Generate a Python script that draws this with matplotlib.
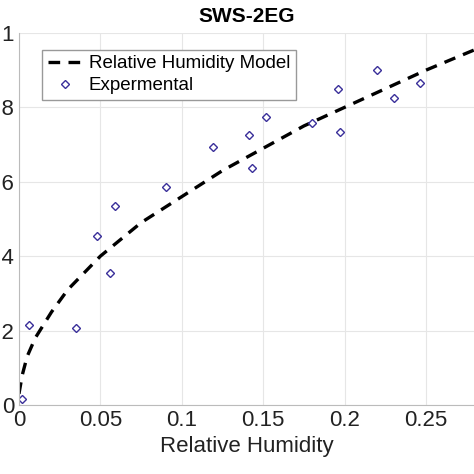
import matplotlib
matplotlib.use("Agg")
import matplotlib.pyplot as plt
plt.rcParams['font.family'] = ['Liberation Sans', 'DejaVu Sans']

exp_x = [0.002, 0.006, 0.035, 0.048, 0.056, 0.059, 0.090, 0.119, 0.141, 0.143, 0.152, 0.180, 0.196, 0.197, 0.220, 0.230, 0.246]
exp_y = [0.016, 0.215, 0.206, 0.453, 0.354, 0.535, 0.586, 0.692, 0.726, 0.636, 0.774, 0.758, 0.849, 0.733, 0.899, 0.825, 0.865]
model_x = [0.0, 0.002, 0.005, 0.01, 0.02, 0.03, 0.05, 0.075, 0.1, 0.125, 0.15, 0.175, 0.2, 0.225, 0.25, 0.28]
model_y = [0.03, 0.08, 0.13, 0.18, 0.25, 0.31, 0.40, 0.49, 0.56, 0.63, 0.69, 0.75, 0.80, 0.85, 0.90, 0.955]

fig = plt.figure(figsize=(4.74, 4.74), dpi=100)
ax = fig.add_axes([0.04, 0.1456, 0.962, 0.785])
ax.plot(model_x, model_y, '--', color='black', lw=2.4, dashes=(3.5, 2.5), label='Relative Humidity Model')
ax.plot(exp_x, exp_y, 'D', mfc='none', mec='#3a2f9a', ms=4.2, mew=1, label='Expermental')
ax.set_xlim(0, 0.28)
ax.set_ylim(0, 1)
ax.set_xticks([0, 0.05, 0.1, 0.15, 0.2, 0.25])
ax.set_xticklabels(['0', '0.05', '0.1', '0.15', '0.2', '0.25'])
ax.set_yticks([0, 0.2, 0.4, 0.6, 0.8, 1])
ax.set_yticklabels(['0', '0.2', '0.4', '0.6', '0.8', '1'])
ax.tick_params(labelsize=16, length=0, colors='#222222')
ax.grid(True, color='#e6e6e6', lw=0.8)
for s in ['top', 'right']:
    ax.spines[s].set_visible(False)
for s in ['left', 'bottom']:
    ax.spines[s].set_color('#bbbbbb')
ax.set_xlabel('Relative Humidity', fontsize=16, color='#222222')
ax.set_title('SWS-2EG', fontsize=15, fontweight='bold', pad=8)
leg = ax.legend(loc='upper left', fontsize=13.5, fancybox=False, framealpha=1,
                edgecolor='#999999', handlelength=1.8, borderpad=0.3,
                bbox_to_anchor=(0.03, 0.98), labelspacing=0.25, handletextpad=0.4)
fig.savefig('out.png', dpi=100)
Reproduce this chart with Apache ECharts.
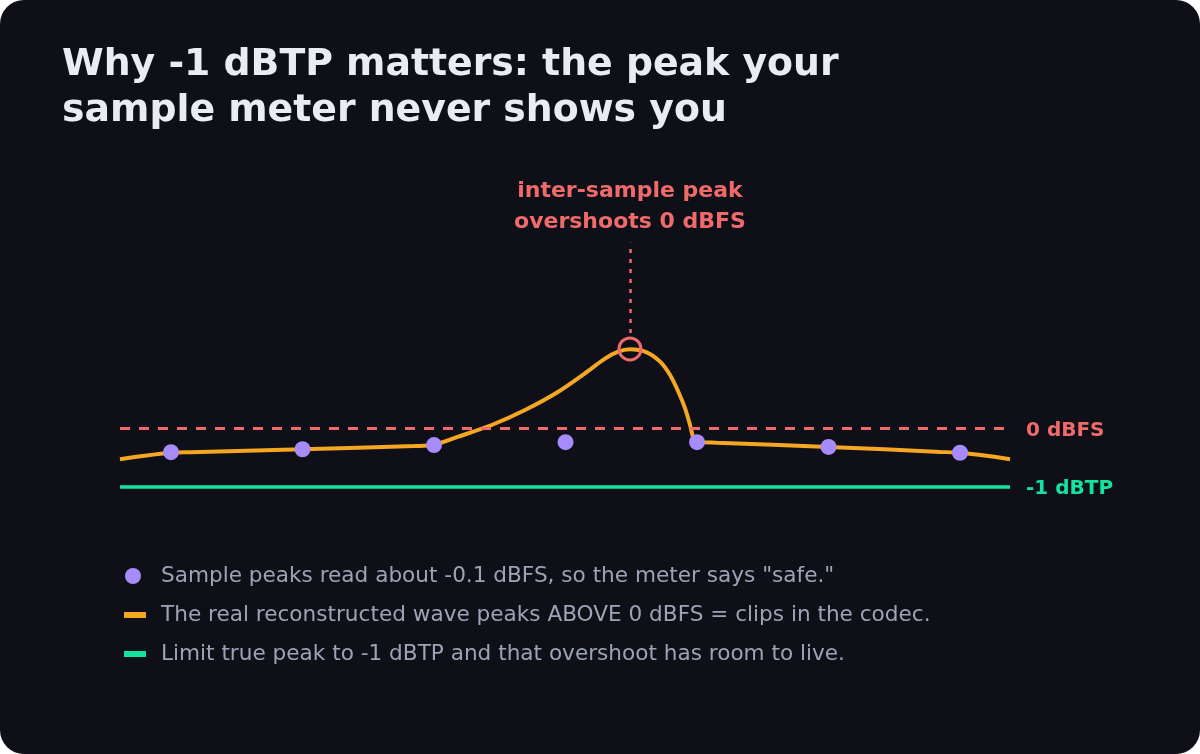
<!DOCTYPE html>
<html>
<head>
<meta charset="utf-8">
<script src="https://cdn.jsdelivr.net/npm/echarts@6/dist/echarts.min.js"></script>
<style>
  html, body { margin: 0; padding: 0; background: #ffffff; }
  #card { width: 1200px; height: 754px; background: #0f1017; border-radius: 24px; overflow: hidden; }
  #chart { width: 1200px; height: 754px; }
</style>
</head>
<body>
<div id="card"><div id="chart"></div></div>
<script>
// x in sample periods, y in dBFS
var xRange = [-0.388, 6.38];
// sample values the meter sees
var samplePeaks = [[0, -0.41], [1, -0.36], [2, -0.29], [3, -0.24], [4, -0.24], [5, -0.32], [6, -0.42]];
// reconstructed (true-peak) waveform
var truePeakWave = [
    [-0.388, -0.53], [-0.2, -0.47], [0, -0.42], [0.15, -0.41], [1, -0.36], [1.85, -0.305], [2, -0.285],
    [2.185, -0.147], [2.439, 0.051], [2.692, 0.305], [2.945, 0.615], [3.148, 0.927], [3.30, 1.175],
    [3.40, 1.293], [3.49, 1.334], [3.617, 1.283], [3.719, 1.124], [3.795, 0.898], [3.858, 0.615],
    [3.909, 0.334], [3.947, 0.051], [3.977, -0.203], [4, -0.235],
    [4.15, -0.25], [5, -0.32], [5.85, -0.405], [6, -0.42], [6.2, -0.47], [6.38, -0.53]
];
var peakPoint = [3.49, 1.34];
var calloutLine = [3.14, 1.61]; // top, bottom of the dotted leader
var fullScale = 0;
var truePeakLimit = -1;

var names = [
    'Sample peaks read about -0.1 dBFS, so the meter says "safe."',
    'The real reconstructed wave peaks ABOVE 0 dBFS = clips in the codec.',
    'Limit true peak to -1 dBTP and that overshoot has room to live.'
];
var red = '#ef6b6b', orange = '#f5a623', purple = '#a78bfa', green = '#14e3a0';
function legendText(padLeft) {
    return { color: '#9da3b6', fontSize: 21.6, fontFamily: 'DejaVu Sans', lineHeight: 30, padding: [0, 0, 0, padLeft] };
}

var chart = echarts.init(document.getElementById('chart'));
var option = {
    animation: false,
    backgroundColor: 'transparent',
    title: {
        text: 'Why -1 dBTP matters: the peak your\nsample meter never shows you',
        left: 62,
        top: 42,
        padding: 0,
        textStyle: { color: '#e9ecf3', fontSize: 37.8, fontWeight: 'bold', fontFamily: 'DejaVu Sans', lineHeight: 46 }
    },
    grid: { left: 120, right: 190, top: 162.5, bottom: 237.5 },
    xAxis: { type: 'value', min: xRange[0], max: xRange[1], show: false },
    yAxis: { type: 'value', min: -1.5, max: 4.5, show: false },
    legend: [
        { data: [names[0]], left: 125, top: 561, padding: 0, icon: 'circle', itemWidth: 16, itemHeight: 16, selectedMode: false, textStyle: legendText(15) },
        { data: [names[1]], left: 124, top: 600, padding: 0, icon: 'rect', itemWidth: 22, itemHeight: 6, selectedMode: false, textStyle: legendText(10) },
        { data: [names[2]], left: 124, top: 639, padding: 0, icon: 'rect', itemWidth: 22, itemHeight: 6, selectedMode: false, textStyle: legendText(10) }
    ],
    series: [
        {
            name: names[2],
            type: 'line',
            color: green,
            data: [[xRange[0], truePeakLimit], [xRange[1], truePeakLimit]],
            showSymbol: false,
            lineStyle: { color: green, width: 3.5 },
            endLabel: {
                show: true, formatter: '-1 dBTP', distance: 16, offset: [0, 2],
                color: green, fontSize: 20, fontWeight: 'bold', fontFamily: 'DejaVu Sans'
            },
            markLine: {
                silent: true,
                symbol: 'none',
                data: [{ yAxis: fullScale }],
                lineStyle: { color: red, width: 3, type: [10, 9] },
                label: {
                    position: 'end', formatter: '0 dBFS', distance: 16, offset: [0, 3],
                    color: red, fontSize: 20, fontWeight: 'bold', fontFamily: 'DejaVu Sans'
                }
            },
            z: 1
        },
        {
            name: names[1],
            type: 'line',
            color: orange,
            data: truePeakWave,
            smooth: 0.3,
            showSymbol: false,
            lineStyle: { color: orange, width: 4 },
            markLine: {
                silent: true,
                symbol: 'none',
                data: [[{ coord: [peakPoint[0], calloutLine[1]] }, { coord: [peakPoint[0], calloutLine[0]] }]],
                lineStyle: { color: red, width: 2.5, type: [4, 6] },
                label: {
                    position: 'end', distance: 5,
                    formatter: 'inter-sample peak\novershoots 0 dBFS',
                    color: red, fontSize: 22, fontWeight: 'bold', fontFamily: 'DejaVu Sans', lineHeight: 31, align: 'center'
                }
            },
            markPoint: {
                silent: true,
                symbol: 'circle',
                symbolSize: 22,
                data: [{ coord: peakPoint }],
                itemStyle: { color: 'rgba(0,0,0,0)', borderColor: red, borderWidth: 3 },
                label: { show: false }
            },
            z: 2
        },
        {
            name: names[0],
            type: 'scatter',
            color: purple,
            data: samplePeaks,
            symbolSize: 16,
            itemStyle: { color: purple, opacity: 1 },
            z: 3
        }
    ]
};
chart.setOption(option);
</script>
</body>
</html>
==*==
Task prompt: Do not include the images; transcribe the rest of the listing exactly.

The result:
Generate a Python script that draws this with matplotlib.
import matplotlib
matplotlib.use("Agg")
import matplotlib.pyplot as plt
plt.rcParams['font.family'] = ['Liberation Sans', 'DejaVu Sans']

exp_x = [0.002, 0.006, 0.035, 0.048, 0.056, 0.059, 0.090, 0.119, 0.141, 0.143, 0.152, 0.180, 0.196, 0.197, 0.220, 0.230, 0.246]
exp_y = [0.016, 0.215, 0.206, 0.453, 0.354, 0.535, 0.586, 0.692, 0.726, 0.636, 0.774, 0.758, 0.849, 0.733, 0.899, 0.825, 0.865]
model_x = [0.0, 0.002, 0.005, 0.01, 0.02, 0.03, 0.05, 0.075, 0.1, 0.125, 0.15, 0.175, 0.2, 0.225, 0.25, 0.28]
model_y = [0.03, 0.08, 0.13, 0.18, 0.25, 0.31, 0.40, 0.49, 0.56, 0.63, 0.69, 0.75, 0.80, 0.85, 0.90, 0.955]

fig = plt.figure(figsize=(4.74, 4.74), dpi=100)
ax = fig.add_axes([0.04, 0.1456, 0.962, 0.785])
ax.plot(model_x, model_y, '--', color='black', lw=2.4, dashes=(3.5, 2.5), label='Relative Humidity Model')
ax.plot(exp_x, exp_y, 'D', mfc='none', mec='#3a2f9a', ms=4.2, mew=1, label='Expermental')
ax.set_xlim(0, 0.28)
ax.set_ylim(0, 1)
ax.set_xticks([0, 0.05, 0.1, 0.15, 0.2, 0.25])
ax.set_xticklabels(['0', '0.05', '0.1', '0.15', '0.2', '0.25'])
ax.set_yticks([0, 0.2, 0.4, 0.6, 0.8, 1])
ax.set_yticklabels(['0', '0.2', '0.4', '0.6', '0.8', '1'])
ax.tick_params(labelsize=16, length=0, colors='#222222')
ax.grid(True, color='#e6e6e6', lw=0.8)
for s in ['top', 'right']:
    ax.spines[s].set_visible(False)
for s in ['left', 'bottom']:
    ax.spines[s].set_color('#bbbbbb')
ax.set_xlabel('Relative Humidity', fontsize=16, color='#222222')
ax.set_title('SWS-2EG', fontsize=15, fontweight='bold', pad=8)
leg = ax.legend(loc='upper left', fontsize=13.5, fancybox=False, framealpha=1,
                edgecolor='#999999', handlelength=1.8, borderpad=0.3,
                bbox_to_anchor=(0.03, 0.98), labelspacing=0.25, handletextpad=0.4)
fig.savefig('out.png', dpi=100)
Reproduce this chart with Apache ECharts.
<!DOCTYPE html>
<html>
<head>
<meta charset="utf-8">
<script src="https://cdn.jsdelivr.net/npm/echarts@6/dist/echarts.min.js"></script>
<style>
  html, body { margin: 0; padding: 0; background: #ffffff; }
  #card { width: 1200px; height: 754px; background: #0f1017; border-radius: 24px; overflow: hidden; }
  #chart { width: 1200px; height: 754px; }
</style>
</head>
<body>
<div id="card"><div id="chart"></div></div>
<script>
// x in sample periods, y in dBFS
var xRange = [-0.388, 6.38];
// sample values the meter sees
var samplePeaks = [[0, -0.41], [1, -0.36], [2, -0.29], [3, -0.24], [4, -0.24], [5, -0.32], [6, -0.42]];
// reconstructed (true-peak) waveform
var truePeakWave = [
    [-0.388, -0.53], [-0.2, -0.47], [0, -0.42], [0.15, -0.41], [1, -0.36], [1.85, -0.305], [2, -0.285],
    [2.185, -0.147], [2.439, 0.051], [2.692, 0.305], [2.945, 0.615], [3.148, 0.927], [3.30, 1.175],
    [3.40, 1.293], [3.49, 1.334], [3.617, 1.283], [3.719, 1.124], [3.795, 0.898], [3.858, 0.615],
    [3.909, 0.334], [3.947, 0.051], [3.977, -0.203], [4, -0.235],
    [4.15, -0.25], [5, -0.32], [5.85, -0.405], [6, -0.42], [6.2, -0.47], [6.38, -0.53]
];
var peakPoint = [3.49, 1.34];
var calloutLine = [3.14, 1.61]; // top, bottom of the dotted leader
var fullScale = 0;
var truePeakLimit = -1;

var names = [
    'Sample peaks read about -0.1 dBFS, so the meter says "safe."',
    'The real reconstructed wave peaks ABOVE 0 dBFS = clips in the codec.',
    'Limit true peak to -1 dBTP and that overshoot has room to live.'
];
var red = '#ef6b6b', orange = '#f5a623', purple = '#a78bfa', green = '#14e3a0';
function legendText(padLeft) {
    return { color: '#9da3b6', fontSize: 21.6, fontFamily: 'DejaVu Sans', lineHeight: 30, padding: [0, 0, 0, padLeft] };
}

var chart = echarts.init(document.getElementById('chart'));
var option = {
    animation: false,
    backgroundColor: 'transparent',
    title: {
        text: 'Why -1 dBTP matters: the peak your\nsample meter never shows you',
        left: 62,
        top: 42,
        padding: 0,
        textStyle: { color: '#e9ecf3', fontSize: 37.8, fontWeight: 'bold', fontFamily: 'DejaVu Sans', lineHeight: 46 }
    },
    grid: { left: 120, right: 190, top: 162.5, bottom: 237.5 },
    xAxis: { type: 'value', min: xRange[0], max: xRange[1], show: false },
    yAxis: { type: 'value', min: -1.5, max: 4.5, show: false },
    legend: [
        { data: [names[0]], left: 125, top: 561, padding: 0, icon: 'circle', itemWidth: 16, itemHeight: 16, selectedMode: false, textStyle: legendText(15) },
        { data: [names[1]], left: 124, top: 600, padding: 0, icon: 'rect', itemWidth: 22, itemHeight: 6, selectedMode: false, textStyle: legendText(10) },
        { data: [names[2]], left: 124, top: 639, padding: 0, icon: 'rect', itemWidth: 22, itemHeight: 6, selectedMode: false, textStyle: legendText(10) }
    ],
    series: [
        {
            name: names[2],
            type: 'line',
            color: green,
            data: [[xRange[0], truePeakLimit], [xRange[1], truePeakLimit]],
            showSymbol: false,
            lineStyle: { color: green, width: 3.5 },
            endLabel: {
                show: true, formatter: '-1 dBTP', distance: 16, offset: [0, 2],
                color: green, fontSize: 20, fontWeight: 'bold', fontFamily: 'DejaVu Sans'
            },
            markLine: {
                silent: true,
                symbol: 'none',
                data: [{ yAxis: fullScale }],
                lineStyle: { color: red, width: 3, type: [10, 9] },
                label: {
                    position: 'end', formatter: '0 dBFS', distance: 16, offset: [0, 3],
                    color: red, fontSize: 20, fontWeight: 'bold', fontFamily: 'DejaVu Sans'
                }
            },
            z: 1
        },
        {
            name: names[1],
            type: 'line',
            color: orange,
            data: truePeakWave,
            smooth: 0.3,
            showSymbol: false,
            lineStyle: { color: orange, width: 4 },
            markLine: {
                silent: true,
                symbol: 'none',
                data: [[{ coord: [peakPoint[0], calloutLine[1]] }, { coord: [peakPoint[0], calloutLine[0]] }]],
                lineStyle: { color: red, width: 2.5, type: [4, 6] },
                label: {
                    position: 'end', distance: 5,
                    formatter: 'inter-sample peak\novershoots 0 dBFS',
                    color: red, fontSize: 22, fontWeight: 'bold', fontFamily: 'DejaVu Sans', lineHeight: 31, align: 'center'
                }
            },
            markPoint: {
                silent: true,
                symbol: 'circle',
                symbolSize: 22,
                data: [{ coord: peakPoint }],
                itemStyle: { color: 'rgba(0,0,0,0)', borderColor: red, borderWidth: 3 },
                label: { show: false }
            },
            z: 2
        },
        {
            name: names[0],
            type: 'scatter',
            color: purple,
            data: samplePeaks,
            symbolSize: 16,
            itemStyle: { color: purple, opacity: 1 },
            z: 3
        }
    ]
};
chart.setOption(option);
</script>
</body>
</html>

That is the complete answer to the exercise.